- [DIRECTIONS] Begin with the first line below and retype each line exactly through the line containing "356, 203, 387]))". Any pictures are to be left out.

- [SOURCE DATA]
+===+

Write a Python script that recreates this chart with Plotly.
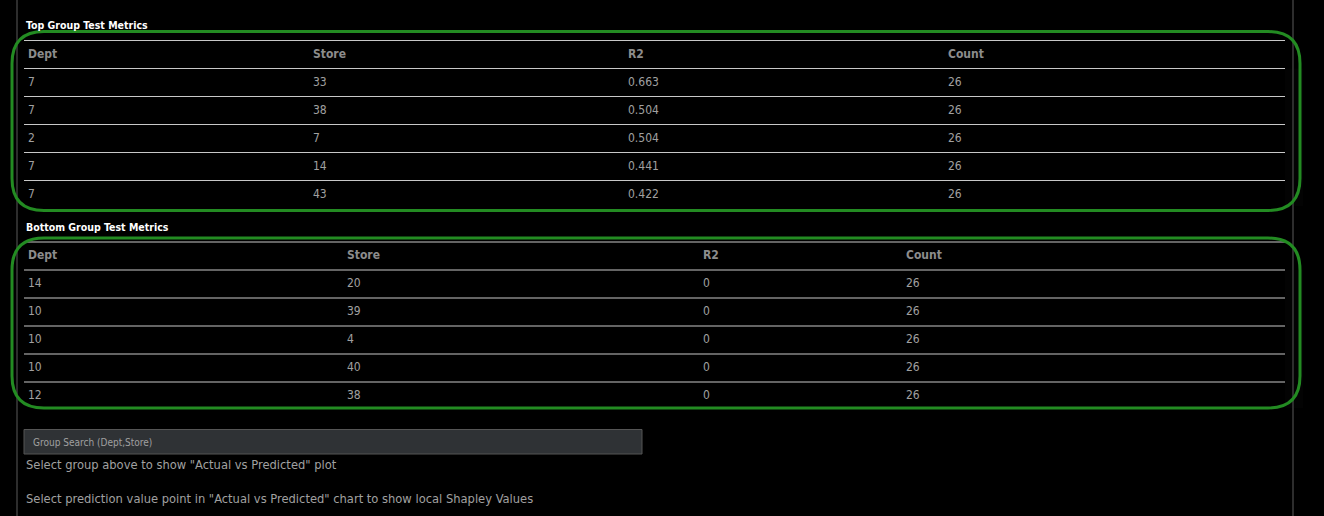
import plotly.graph_objects as go

# table data
cols = ["Dept", "Store", "R2", "Count"]

top_dept = [7, 7, 2, 7, 7]
top_store = [33, 38, 7, 14, 43]
top_r2 = [0.663, 0.504, 0.504, 0.441, 0.422]
top_count = [26, 26, 26, 26, 26]

bot_dept = [14, 10, 10, 10, 12]
bot_store = [20, 39, 4, 40, 38]
bot_r2 = [0, 0, 0, 0, 0]
bot_count = [26, 26, 26, 26, 26]

W, H = 1324, 516
ROW = 28
FONT = "Liberation Sans Narrow, DejaVu Sans Condensed, Roboto, sans-serif"
GREEN = "#238b22"
LINE = "#c8c8c8"


def px_x(v):
    return v / W


def px_y(v):
    return 1 - v / H


def make_table(values, top, widths):
    n = len(values[0]) + 1
    top = top - 2  # text sits a bit low in the cells otherwise
    return go.Table(
        domain=dict(x=[px_x(20), px_x(1285)], y=[px_y(top + n * ROW), px_y(top)]),
        columnwidth=widths,
        header=dict(
            values=["<b>%s</b>" % c for c in cols],
            align="left",
            height=ROW,
            fill_color="rgba(0,0,0,0)",
            line_color="rgba(0,0,0,0)",
            font=dict(family=FONT, size=12, color="#8c8c8c"),
        ),
        cells=dict(
            values=values,
            align="left",
            height=ROW,
            fill_color="rgba(0,0,0,0)",
            line_color="rgba(0,0,0,0)",
            font=dict(family=FONT, size=12, color="#a0a0a0"),
        ),
    )


def rounded(x0, y0, x1, y1, r):
    return (f"M{x0+r},{y0} L{x1-r},{y0} Q{x1},{y0} {x1},{y0+r} "
            f"L{x1},{y1-r} Q{x1},{y1} {x1-r},{y1} L{x0+r},{y1} "
            f"Q{x0},{y1} {x0},{y1-r} L{x0},{y0+r} Q{x0},{y0} {x0+r},{y0} Z")


fig = go.Figure()
fig.add_trace(make_table([top_dept, top_store, top_r2, top_count], 40.5, [285, 315, 320, 345]))
fig.add_trace(make_table([bot_dept, bot_store, bot_r2, bot_count], 242, [319, 356, 203, 387]))

shapes = []
# side rules of the page
for x in (17, 1293):
    shapes.append(dict(type="line", xref="x", yref="y", x0=x, x1=x, y0=0, y1=H,
                       line=dict(color="#3c3c3c", width=1.5)))
# row separators
for top, n in ((40.5, len(top_dept)), (242, len(bot_dept))):
    for i in range(n + 1):
        y = top + i * ROW
        shapes.append(dict(type="line", xref="x", yref="y", x0=24, x1=1285, y0=y, y1=y,
                           line=dict(color=LINE, width=1)))
# green frames
for y0, y1 in ((31.5, 210.5), (238, 408)):
    shapes.append(dict(type="path", xref="x", yref="y", path=rounded(12, y0, 1300, y1, 32),
                       line=dict(color=GREEN, width=3)))
# search box
shapes.append(dict(type="rect", xref="x", yref="y", x0=24, x1=642, y0=429.5, y1=454,
                   fillcolor="#2f3235", line=dict(color="#555555", width=1), layer="below"))

annotations = [
    dict(text="<b>Top Group Test Metrics</b>", x=24, y=25, font=dict(size=10.5, color="white")),
    dict(text="<b>Bottom Group Test Metrics</b>", x=24, y=226.5, font=dict(size=10.5, color="white")),
    dict(text="Group Search (Dept,Store)", x=31, y=442, font=dict(size=10, color="#a0a0a0")),
    dict(text='Select group above to show "Actual vs Predicted" plot', x=24, y=464,
         font=dict(size=12.8, color="#a0a0a0")),
    dict(text='Select prediction value point in "Actual vs Predicted" chart to show local Shapley Values',
         x=24, y=498, font=dict(size=12.8, color="#a0a0a0")),
]
for a in annotations:
    a.update(xref="x", yref="y", xanchor="left", yanchor="middle", showarrow=False)
    a["font"]["family"] = FONT

fig.update_layout(
    width=W, height=H,
    margin=dict(l=0, r=0, t=0, b=0),
    paper_bgcolor="black", plot_bgcolor="black",
    xaxis=dict(range=[0, W], visible=False, fixedrange=True),
    yaxis=dict(range=[H, 0], visible=False, fixedrange=True),
    shapes=shapes, annotations=annotations,
    showlegend=False,
)

fig.write_html("out.html", config={"displayModeBar": False},
               post_script="document.body.style.margin='0';document.body.style.background='black';"
                           "document.body.style.overflow='hidden';")
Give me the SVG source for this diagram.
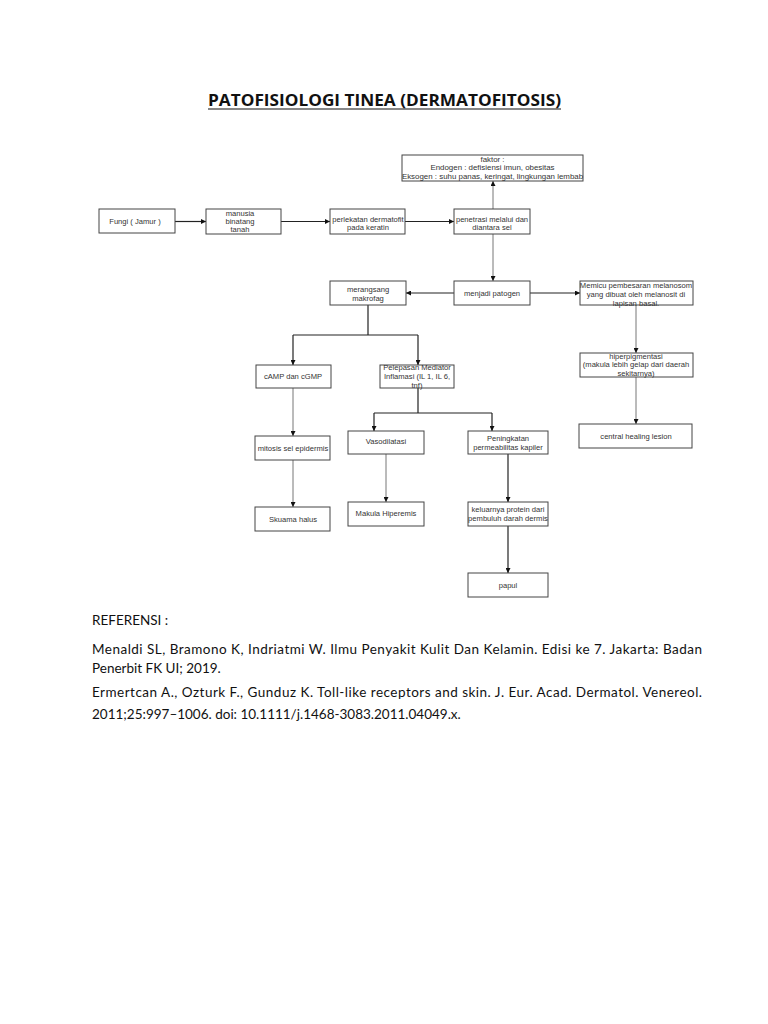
<svg xmlns="http://www.w3.org/2000/svg" width="768" height="1024" viewBox="0 0 768 1024">
<style>
.box{fill:#fff;stroke:#444;stroke-width:1}
.t{font-family:"Liberation Sans",Arial,sans-serif;font-size:7.6px;fill:#333;text-anchor:middle}
.f{font-size:7.9px}
.c{fill:none;stroke:#222;stroke-width:1.2}
.g{fill:none;stroke:#777;stroke-width:1}
.ref{font-family:Lato,"Open Sans",sans-serif;font-size:13.5px;fill:#111}
</style>
<defs>
<marker id="ah" viewBox="0 0 10 10" refX="10" refY="5" markerWidth="5" markerHeight="5" markerUnits="userSpaceOnUse" orient="auto">
<path d="M0,0 L10,5 L0,10 z" fill="#111"/>
</marker>
</defs>
<rect width="768" height="1024" fill="#fff"/>
<text x="384.5" y="106" font-family="'Open Sans',Lato,sans-serif" font-weight="bold" font-size="16.5" text-anchor="middle" fill="#111" textLength="353" lengthAdjust="spacingAndGlyphs">PATOFISIOLOGI TINEA (DERMATOFITOSIS)</text>
<line x1="208" y1="109" x2="561" y2="109" stroke="#111" stroke-width="1.2"/>

<g id="connectors">
<path class="c" d="M175,221.5 H206" marker-end="url(#ah)"/>
<path class="c" d="M281,221.5 H330" marker-end="url(#ah)"/>
<path class="c" d="M405,221.5 H454" marker-end="url(#ah)"/>
<path class="g" d="M493,209 V181" marker-end="url(#ah)"/>
<path class="g" d="M493,234 V281" marker-end="url(#ah)"/>
<path class="c" d="M454,293 H406" marker-end="url(#ah)"/>
<path class="c" d="M530,293 H580" marker-end="url(#ah)"/>
<path class="c" d="M368,305 V335 M293,335 H418"/>
<path class="c" d="M293,335 V365" marker-end="url(#ah)"/>
<path class="c" d="M418,335 V365" marker-end="url(#ah)"/>
<path class="g" d="M636,305 V353" marker-end="url(#ah)"/>
<path class="g" d="M636,377 V424" marker-end="url(#ah)"/>
<path class="c" d="M418,388 V413 M374,413 H492"/>
<path class="c" d="M374,413 V431" marker-end="url(#ah)"/>
<path class="c" d="M492,413 V431" marker-end="url(#ah)"/>
<path class="g" d="M293,388 V436" marker-end="url(#ah)"/>
<path class="g" d="M293,460 V507" marker-end="url(#ah)"/>
<path class="g" d="M386,454 V502" marker-end="url(#ah)"/>
<path class="c" d="M508,454 V502" marker-end="url(#ah)"/>
<path class="c" d="M508,526 V573" marker-end="url(#ah)"/>
</g>

<g id="faktor"><rect class="box" x="402" y="155" width="181" height="26"/>
<text class="t f" x="492.5" y="161.5">faktor :</text>
<text class="t f" x="492.5" y="169.5">Endogen : defisiensi imun, obesitas</text>
<text class="t f" x="492.5" y="178.5">Eksogen : suhu panas, keringat, lingkungan lembab</text></g>

<g id="fungi"><rect class="box" x="99" y="209" width="76" height="24"/>
<text class="t" x="135" y="223.5">Fungi ( Jamur )</text></g>

<g id="manusia"><rect class="box" x="206" y="209" width="75" height="25"/>
<text class="t" x="240" y="215.5">manusia</text>
<text class="t" x="240" y="223.5">binatang</text>
<text class="t" x="240" y="231.5">tanah</text></g>

<g id="perlekatan"><rect class="box" x="330" y="209" width="75" height="25"/>
<text class="t" x="368" y="221.5">perlekatan dermatofit</text>
<text class="t" x="368" y="229.5">pada keratin</text></g>

<g id="penetrasi"><rect class="box" x="454" y="209" width="76" height="25"/>
<text class="t" x="492" y="221.5">penetrasi melalui dan</text>
<text class="t" x="492" y="229.5">diantara sel</text></g>

<g id="merangsang"><rect class="box" x="330" y="281" width="76" height="24"/>
<text class="t" x="368" y="291.5">merangsang</text>
<text class="t" x="368" y="300.5">makrofag</text></g>

<g id="patogen"><rect class="box" x="454" y="281" width="76" height="24"/>
<text class="t" x="492" y="296">menjadi patogen</text></g>

<g id="memicu"><rect class="box" x="580" y="281" width="113" height="24"/>
<text class="t" x="636" y="287.5">Memicu pembesaran melanosom</text>
<text class="t" x="636" y="296.5">yang dibuat oleh melanosit di</text>
<text class="t" x="636" y="305.5">lapisan basal.</text></g>

<g id="camp"><rect class="box" x="256" y="365" width="75" height="23"/>
<text class="t" x="293" y="379">cAMP dan cGMP</text></g>

<g id="pelepasan"><rect class="box" x="380" y="365" width="74" height="23"/>
<text class="t" x="417" y="369.5">Pelepasan Mediator</text>
<text class="t" x="417" y="378.5">Inflamasi (IL 1, IL 6,</text>
<text class="t" x="417" y="387.5">tnf)</text></g>

<g id="hiperpigmentasi"><rect class="box" x="580" y="353" width="113" height="24"/>
<text class="t" x="636" y="358.5">hiperpigmentasi</text>
<text class="t" x="636" y="366.5">(makula lebih gelap dari daerah</text>
<text class="t" x="636" y="375.5">sekitarnya)</text></g>

<g id="central"><rect class="box" x="579" y="424" width="113" height="24"/>
<text class="t" x="636" y="438.5">central healing lesion</text></g>

<g id="vasodilatasi"><rect class="box" x="348" y="431" width="76" height="23"/>
<text class="t" x="386" y="444">Vasodilatasi</text></g>

<g id="peningkatan"><rect class="box" x="468" y="431" width="80" height="23"/>
<text class="t" x="508" y="440.5">Peningkatan</text>
<text class="t" x="508" y="449.5">permeabilitas kapiler</text></g>

<g id="mitosis"><rect class="box" x="255" y="436" width="75" height="24"/>
<text class="t" x="293" y="450.5">mitosis sel epidermis</text></g>

<g id="skuama"><rect class="box" x="255" y="507" width="75" height="24"/>
<text class="t" x="293" y="521.5">Skuama halus</text></g>

<g id="makula"><rect class="box" x="348" y="502" width="76" height="24"/>
<text class="t" x="386" y="515.5">Makula Hiperemis</text></g>

<g id="keluarnya"><rect class="box" x="468" y="502" width="80" height="24"/>
<text class="t" x="508" y="511.5">keluarnya protein dari</text>
<text class="t" x="508" y="520.5">pembuluh darah dermis</text></g>

<g id="papul"><rect class="box" x="468" y="573" width="80" height="24"/>
<text class="t" x="508" y="587.5">papul</text></g>

<g id="referensi">
<text class="ref" x="92" y="625">REFERENSI :</text>
<text class="ref" x="92" y="654" textLength="610" lengthAdjust="spacing">Menaldi SL, Bramono K, Indriatmi W. Ilmu Penyakit Kulit Dan Kelamin. Edisi ke 7. Jakarta: Badan</text>
<text class="ref" x="92" y="673">Penerbit FK UI; 2019.</text>
<text class="ref" x="92" y="697" textLength="610" lengthAdjust="spacing">Ermertcan A., Ozturk F., Gunduz K. Toll-like receptors and skin. J. Eur. Acad. Dermatol. Venereol.</text>
<text class="ref" x="92" y="719">2011;25:997–1006. doi: 10.1111/j.1468-3083.2011.04049.x.</text>
</g>
</svg>
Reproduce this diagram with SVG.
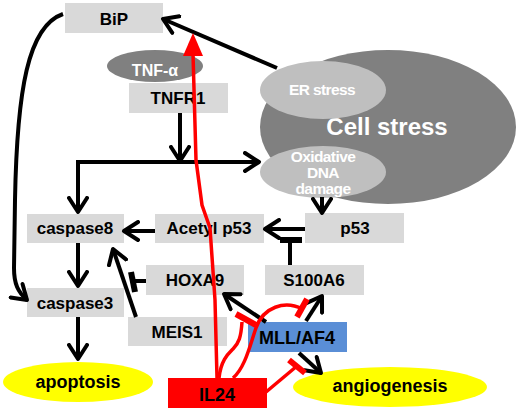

+===+

- [EXERCISE RESPONSE]
Write a Python script that recreates this chart with Plotly.
import plotly.graph_objects as go

# table data
cols = ["Dept", "Store", "R2", "Count"]

top_dept = [7, 7, 2, 7, 7]
top_store = [33, 38, 7, 14, 43]
top_r2 = [0.663, 0.504, 0.504, 0.441, 0.422]
top_count = [26, 26, 26, 26, 26]

bot_dept = [14, 10, 10, 10, 12]
bot_store = [20, 39, 4, 40, 38]
bot_r2 = [0, 0, 0, 0, 0]
bot_count = [26, 26, 26, 26, 26]

W, H = 1324, 516
ROW = 28
FONT = "Liberation Sans Narrow, DejaVu Sans Condensed, Roboto, sans-serif"
GREEN = "#238b22"
LINE = "#c8c8c8"


def px_x(v):
    return v / W


def px_y(v):
    return 1 - v / H


def make_table(values, top, widths):
    n = len(values[0]) + 1
    top = top - 2  # text sits a bit low in the cells otherwise
    return go.Table(
        domain=dict(x=[px_x(20), px_x(1285)], y=[px_y(top + n * ROW), px_y(top)]),
        columnwidth=widths,
        header=dict(
            values=["<b>%s</b>" % c for c in cols],
            align="left",
            height=ROW,
            fill_color="rgba(0,0,0,0)",
            line_color="rgba(0,0,0,0)",
            font=dict(family=FONT, size=12, color="#8c8c8c"),
        ),
        cells=dict(
            values=values,
            align="left",
            height=ROW,
            fill_color="rgba(0,0,0,0)",
            line_color="rgba(0,0,0,0)",
            font=dict(family=FONT, size=12, color="#a0a0a0"),
        ),
    )


def rounded(x0, y0, x1, y1, r):
    return (f"M{x0+r},{y0} L{x1-r},{y0} Q{x1},{y0} {x1},{y0+r} "
            f"L{x1},{y1-r} Q{x1},{y1} {x1-r},{y1} L{x0+r},{y1} "
            f"Q{x0},{y1} {x0},{y1-r} L{x0},{y0+r} Q{x0},{y0} {x0+r},{y0} Z")


fig = go.Figure()
fig.add_trace(make_table([top_dept, top_store, top_r2, top_count], 40.5, [285, 315, 320, 345]))
fig.add_trace(make_table([bot_dept, bot_store, bot_r2, bot_count], 242, [319, 356, 203, 387]))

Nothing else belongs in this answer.